The IRS employs automated systems to conduct mathematical and clerical checks on every return filed. These checks ensure the simple arithmetic is correct and that required forms have been included when necessary. If the IRS detects a math error, they will correct it and adjust the tax liability or refund amount accordingly without first contacting the taxpayer.
More complex adjustments arise when the information reported by the taxpayer does not match data received by the IRS from third parties. For instance, a discrepancy between the income reported on a Form 1040 and the income reported on a payer’s Form W-2 or Form 1099 is a common trigger. The IRS will often adjust the taxpayer’s income to match the third-party report, which typically increases the tax due and reduces the refund.
Errors related to tax credits or deductions frequently lead to partial refunds. The IRS may determine that the taxpayer claimed an ineligible credit, such as the Earned Income Tax Credit (EITC) or the Child Tax Credit, based on dependency rules or income thresholds. Similarly, errors in calculating the standard deduction or itemized deductions can result in a downward adjustment of the refund.
When the IRS makes a correction, they are required to send a specific notice explaining the change. For math errors, the IRS typically sends a CP11 Notice, which details the corrected figures and the resulting refund change. For more involved discrepancies, the taxpayer might receive a CP2000 Notice, which proposes changes based on third-party information and gives the taxpayer time to respond.
The crucial difference between an IRS adjustment and a TOP offset is that the adjustment relates to the tax liability calculation itself. The taxpayer has the right to dispute the IRS’s determination by following the instructions on the notice, often by submitting supporting documentation. Failure to respond to notices like the CP2000 can lead to the IRS finalizing the proposed changes and reducing the refund permanently.
The immediate action after receiving a partial refund is to determine the exact cause of the reduction. Taxpayers should first check the IRS Where’s My Refund tool, which may display a message indicating the refund amount was adjusted. This initial check confirms a discrepancy exists but does not provide the necessary detail.
The next step is to await the official written notice, as this document holds the specific key to the reduction. If the reduction was due to a debt offset, the taxpayer will receive the Notice of Offset from the Bureau of the Fiscal Service.
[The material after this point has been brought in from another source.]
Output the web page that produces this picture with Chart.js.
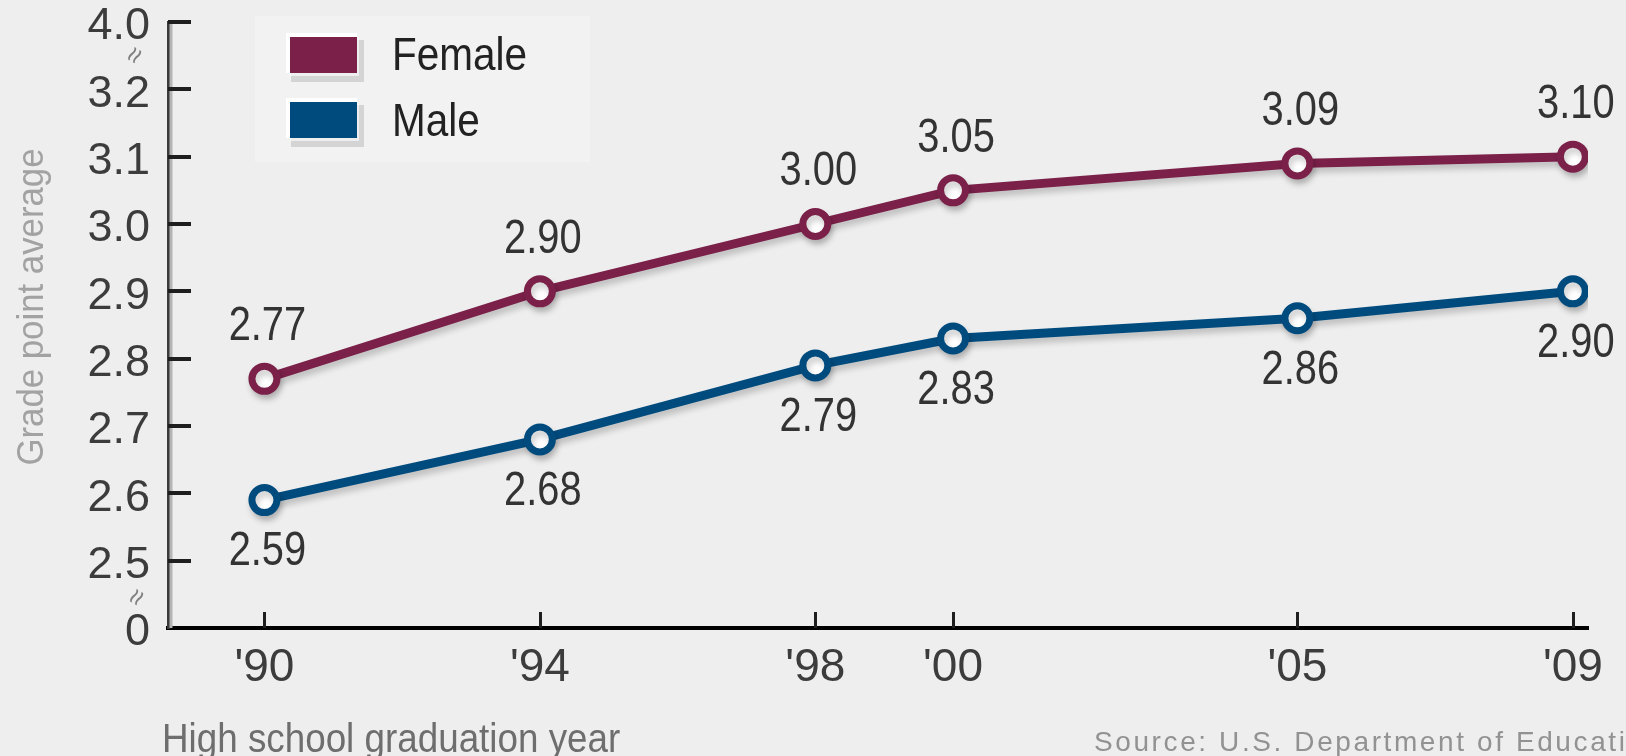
<!DOCTYPE html>
<html>
<head>
<meta charset="utf-8">
<script src="https://cdn.jsdelivr.net/npm/chart.js@4"></script>
<style>
    html, body { margin: 0; padding: 0; background: #eeeeee; }
    #wrap { width: 1626px; height: 756px; position: relative; }
</style>
</head>
<body>
<div id="wrap"><canvas id="gpaChart" width="1626" height="756"></canvas></div>
<script>
// Chart data
const years = [1990, 1994, 1998, 2000, 2005, 2009];
const yearLabels = ["'90", "'94", "'98", "'00", "'05", "'09"];
const femaleGpa = [2.77, 2.90, 3.00, 3.05, 3.09, 3.10];
const maleGpa = [2.59, 2.68, 2.79, 2.83, 2.86, 2.90];
// broken axis: bottom slot stands for 0, top slot for 4.0
const yTickValues = [2.4, 2.5, 2.6, 2.7, 2.8, 2.9, 3.0, 3.1, 3.2, 3.3];
const yTickLabels = ['0', '2.5', '2.6', '2.7', '2.8', '2.9', '3.0', '3.1', '3.2', '4.0'];

const FONT = '"Liberation Sans", Arial, Helvetica, sans-serif';
const FEMALE = '#7a2049';
const MALE = '#004b7e';

// draw text squeezed horizontally (the original type is narrow)
function squeezedText(ctx, text, x, y, sx) {
    ctx.save();
    ctx.translate(x, y);
    ctx.scale(sx, 1);
    ctx.fillText(text, 0, 0);
    ctx.restore();
}

// Soft drop shadow under the lines
const shadowPlugin = {
    id: 'lineShadow',
    beforeDatasetDraw(chart) {
        const ctx = chart.ctx;
        ctx.save();
        ctx.shadowColor = 'rgba(0, 0, 0, 0.2)';
        ctx.shadowBlur = 6;
        ctx.shadowOffsetX = 2;
        ctx.shadowOffsetY = 5;
    },
    afterDatasetDraw(chart) {
        chart.ctx.restore();
    }
};

// Inward tick marks on both axes
const tickMarks = {
    id: 'tickMarks',
    beforeDatasetsDraw(chart) {
        const { ctx, scales: { x, y }, chartArea } = chart;
        ctx.save();
        // light edge next to the y axis line
        ctx.strokeStyle = '#b4b4b4';
        ctx.lineWidth = 3;
        ctx.beginPath();
        ctx.moveTo(chartArea.left + 3, chartArea.top);
        ctx.lineTo(chartArea.left + 3, chartArea.bottom);
        ctx.stroke();

        ctx.strokeStyle = '#1e1e1e';
        ctx.lineWidth = 4;
        y.ticks.forEach((t, i) => {
            if (i === 0) return;
            const py = Math.round(y.getPixelForValue(t.value));
            ctx.beginPath();
            ctx.moveTo(chartArea.left, py);
            ctx.lineTo(chartArea.left + 23, py);
            ctx.stroke();
        });
        ctx.lineWidth = 3;
        x.ticks.forEach(t => {
            const px = Math.round(x.getPixelForValue(t.value)) + 0.5;
            ctx.beginPath();
            ctx.moveTo(px, chartArea.bottom);
            ctx.lineTo(px, chartArea.bottom - 16);
            ctx.stroke();
        });
        ctx.restore();
    }
};

// Value labels: female above, male below
const valueLabels = {
    id: 'valueLabels',
    afterDatasetsDraw(chart) {
        const ctx = chart.ctx;
        ctx.save();
        ctx.font = '48px ' + FONT;
        ctx.fillStyle = '#333333';
        ctx.textAlign = 'center';
        ctx.textBaseline = 'middle';
        chart.data.datasets.forEach((ds, di) => {
            const meta = chart.getDatasetMeta(di);
            const dir = ds.labelSide === 'above' ? -1 : 1;
            meta.data.forEach((pt, i) => {
                squeezedText(ctx, ds.data[i].y.toFixed(2), pt.x + 3, pt.y + dir * 52, 0.83);
            });
        });
        ctx.restore();
    }
};

// Legend box in the upper left
const boxLegend = {
    id: 'boxLegend',
    afterDraw(chart) {
        const ctx = chart.ctx;
        ctx.save();
        ctx.fillStyle = '#f2f2f2';
        ctx.fillRect(255, 16, 335, 146);
        chart.data.datasets.forEach((ds, i) => {
            const sx = 290, sy = 37 + i * 65, sw = 67, sh = 36;
            ctx.fillStyle = 'rgba(0, 0, 0, 0.12)';
            ctx.fillRect(sx + 1, sy + 3, sw + 6, sh + 6);
            ctx.fillStyle = '#ffffff';
            ctx.fillRect(sx - 4, sy - 4, sw + 4, sh + 4);
            ctx.fillStyle = ds.borderColor;
            ctx.fillRect(sx, sy, sw, sh);
            ctx.fillStyle = 'rgba(255, 255, 255, 0.6)';
            ctx.fillRect(sx, sy + sh, sw + 2, 3);
            ctx.fillRect(sx + sw, sy, 2, sh);
            ctx.font = '46px ' + FONT;
            ctx.fillStyle = '#222222';
            ctx.textAlign = 'left';
            ctx.textBaseline = 'alphabetic';
            squeezedText(ctx, ds.label, 392, sy + 33 + (i ? 1 : 0), 0.88);
        });
        ctx.restore();
    }
};

// Axis titles, source line and axis break marks
const annotations = {
    id: 'annotations',
    afterDraw(chart) {
        const ctx = chart.ctx;
        ctx.save();
        ctx.fillStyle = '#a2a2a2';
        ctx.font = '37px ' + FONT;
        ctx.textAlign = 'center';
        ctx.textBaseline = 'alphabetic';
        ctx.translate(43, 307);
        ctx.rotate(-Math.PI / 2);
        squeezedText(ctx, 'Grade point average', 0, 0, 0.94);
        ctx.restore();

        ctx.save();
        ctx.fillStyle = '#6e6e6e';
        ctx.font = '40px ' + FONT;
        ctx.textAlign = 'left';
        ctx.textBaseline = 'alphabetic';
        squeezedText(ctx, 'High school graduation year', 162, 752, 0.92);

        ctx.fillStyle = '#929292';
        ctx.font = '28px ' + FONT;
        ctx.letterSpacing = '2.6px';
        ctx.fillText('Source: U.S. Department of Education', 1094, 751);
        ctx.letterSpacing = '0px';

        ctx.fillStyle = '#808080';
        ctx.font = '28px ' + FONT;
        ctx.textAlign = 'center';
        ctx.textBaseline = 'middle';
        [[136, 56], [138, 598]].forEach(([bx, by]) => {
            ctx.save();
            ctx.translate(bx, by);
            ctx.rotate(-Math.PI / 3);
            ctx.fillText('\u2248', 0, 0);
            ctx.restore();
        });
        ctx.restore();
    }
};

const ctx = document.getElementById('gpaChart').getContext('2d');
const gpaChart = new Chart(ctx, {
    type: 'line',
    data: {
        datasets: [{
            label: 'Female',
            labelSide: 'above',
            data: femaleGpa,
            borderColor: FEMALE,
            pointBorderColor: FEMALE,
            pointBackgroundColor: '#ffffff'
        }, {
            label: 'Male',
            labelSide: 'below',
            data: maleGpa,
            borderColor: MALE,
            pointBorderColor: MALE,
            pointBackgroundColor: '#ffffff'
        }].map(ds => Object.assign(ds, {
            data: ds.data.map((v, i) => ({ x: years[i], y: v })),
            borderWidth: 9,
            pointRadius: 12.5,
            pointBorderWidth: 7,
            tension: 0,
            fill: false
        }))
    },
    options: {
        responsive: false,
        animation: false,
        layout: {
            padding: { top: 22, right: 38, left: 0, bottom: 0 }
        },
        plugins: {
            legend: { display: false },
            tooltip: { enabled: false }
        },
        scales: {
            x: {
                type: 'linear',
                min: 1988.6,
                max: 2009.22,
                afterBuildTicks: scale => {
                    scale.ticks = years.map(v => ({ value: v }));
                },
                afterFit: scale => {
                    scale.height = 128;
                    scale.paddingLeft = 0;
                    scale.paddingRight = 0;
                },
                grid: { display: false, drawTicks: false },
                border: { display: true, color: '#000000', width: 4 },
                ticks: {
                    autoSkip: false,
                    maxRotation: 0,
                    padding: 17,
                    color: '#3c3c3c',
                    font: { family: FONT, size: 46, lineHeight: 1 },
                    callback: (value, index) => yearLabels[index]
                }
            },
            y: {
                type: 'linear',
                min: 2.4,
                max: 3.3,
                afterBuildTicks: scale => {
                    scale.ticks = yTickValues.map(v => ({ value: v }));
                },
                afterFit: scale => {
                    scale.width = 168;
                    scale.paddingTop = 0;
                    scale.paddingBottom = 0;
                },
                grid: { display: false, drawTicks: false },
                border: { display: true, color: '#3a3a3a', width: 3 },
                ticks: {
                    autoSkip: false,
                    padding: 18,
                    labelOffset: 5,
                    color: '#3c3c3c',
                    font: { family: FONT, size: 45, lineHeight: 1 },
                    callback: (value, index) => yTickLabels[index]
                }
            }
        }
    },
    plugins: [shadowPlugin, tickMarks, valueLabels, boxLegend, annotations]
});
</script>
</body>
</html>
If the reduction was due to an error correction, the taxpayer will receive a notice from the IRS, such as a CP11 or a CP2000.
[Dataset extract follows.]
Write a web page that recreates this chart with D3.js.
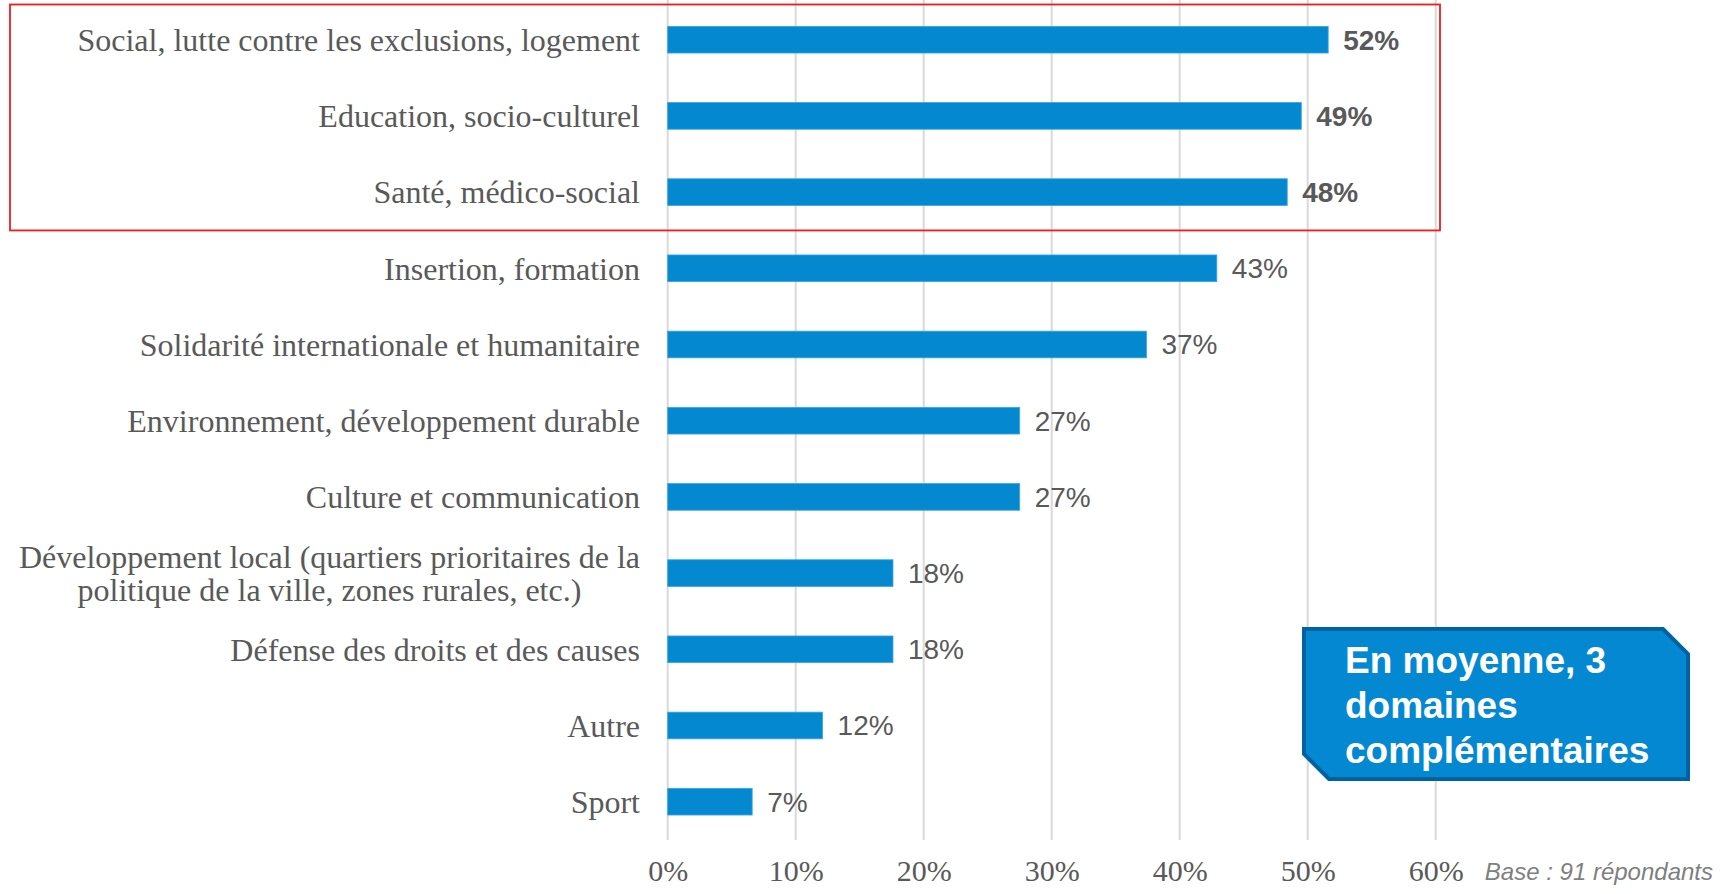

If the reduction was due to a debt offset, disputes must be directed solely to the creditor agency that claimed the debt, not the IRS or the BFS. The Notice of Offset provides the name and contact information for the agency that received the intercepted funds. A successful dispute requires submitting documentation, such as proof of payment, to the creditor agency, which will then return the funds to the taxpayer.
If the partial refund is the result of an IRS correction, the dispute process involves responding directly to the IRS notice received. The notice will contain detailed instructions on how to respond and the deadline for filing a protest. Taxpayers must provide clear documentation to substantiate the figures originally reported on the Form 1040.
For example, if the IRS corrected income based on a Form 1099, the taxpayer must submit a corrected 1099 or other proof that the income was reported incorrectly by the payer. If the adjustment relates to a disallowed credit, the taxpayer must provide evidence proving eligibility. Timely response is critical, as failure to act within the specified window can finalize the IRS’s proposed adjustment.